The SIMPER code produces the correct results when using an older ASUS running windows 10 (with R 3.6.0, Rstudio 1.3.1093, vegan 2.5-7, lattice 0.20-38, permute 0.9-5).
The SIMPER analysis produces unreasonable values when a use a Dell computer running Windows 10 pro (with R 4.3.2, vegan 2.6-4, lattice 0.21-9, permute 0.9-7). I have tried downloading older versions of R and Rstudio, as well as lattice, and it does not resolve the issue.
Below is the code I have used. Note: the suggested SIMPER code does not produce p values (only cumulative sum), thus, I have included an altered code which produces p values.
options(max.print=1000000)
options(scipen = 999)
library(vegan)
data(dune)
data(dune.env)
##As suggested Online -- Rdir.io https://rdrr.io/rforge/vegan/man/simper.html
(sim <- with(dune.env, simper(dune, Management)))
summary(sim)
##altered to output p value
dune2 <- with(dune.env, simper(dune, Management, permutations = 250))

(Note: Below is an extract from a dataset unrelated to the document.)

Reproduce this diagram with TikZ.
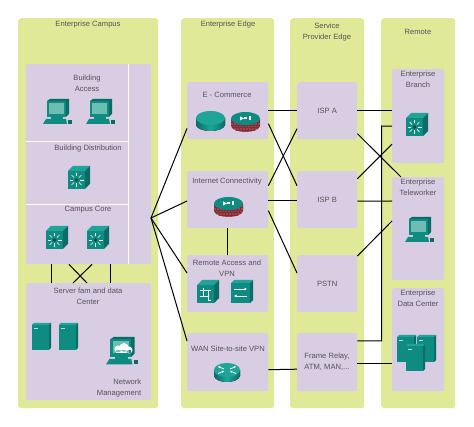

summary(dune2, ordered = F)
I have tried un-installing and re-installing R and RStudio, using various versions of R and Rstudio, running different versions of Vegan, lattice, and permute, and using different computers. Only the Asus using an older version of R and RStudio produces reasonable results. I have tried using the same version of R and R studio on my Dell computer and cannot yield the same results.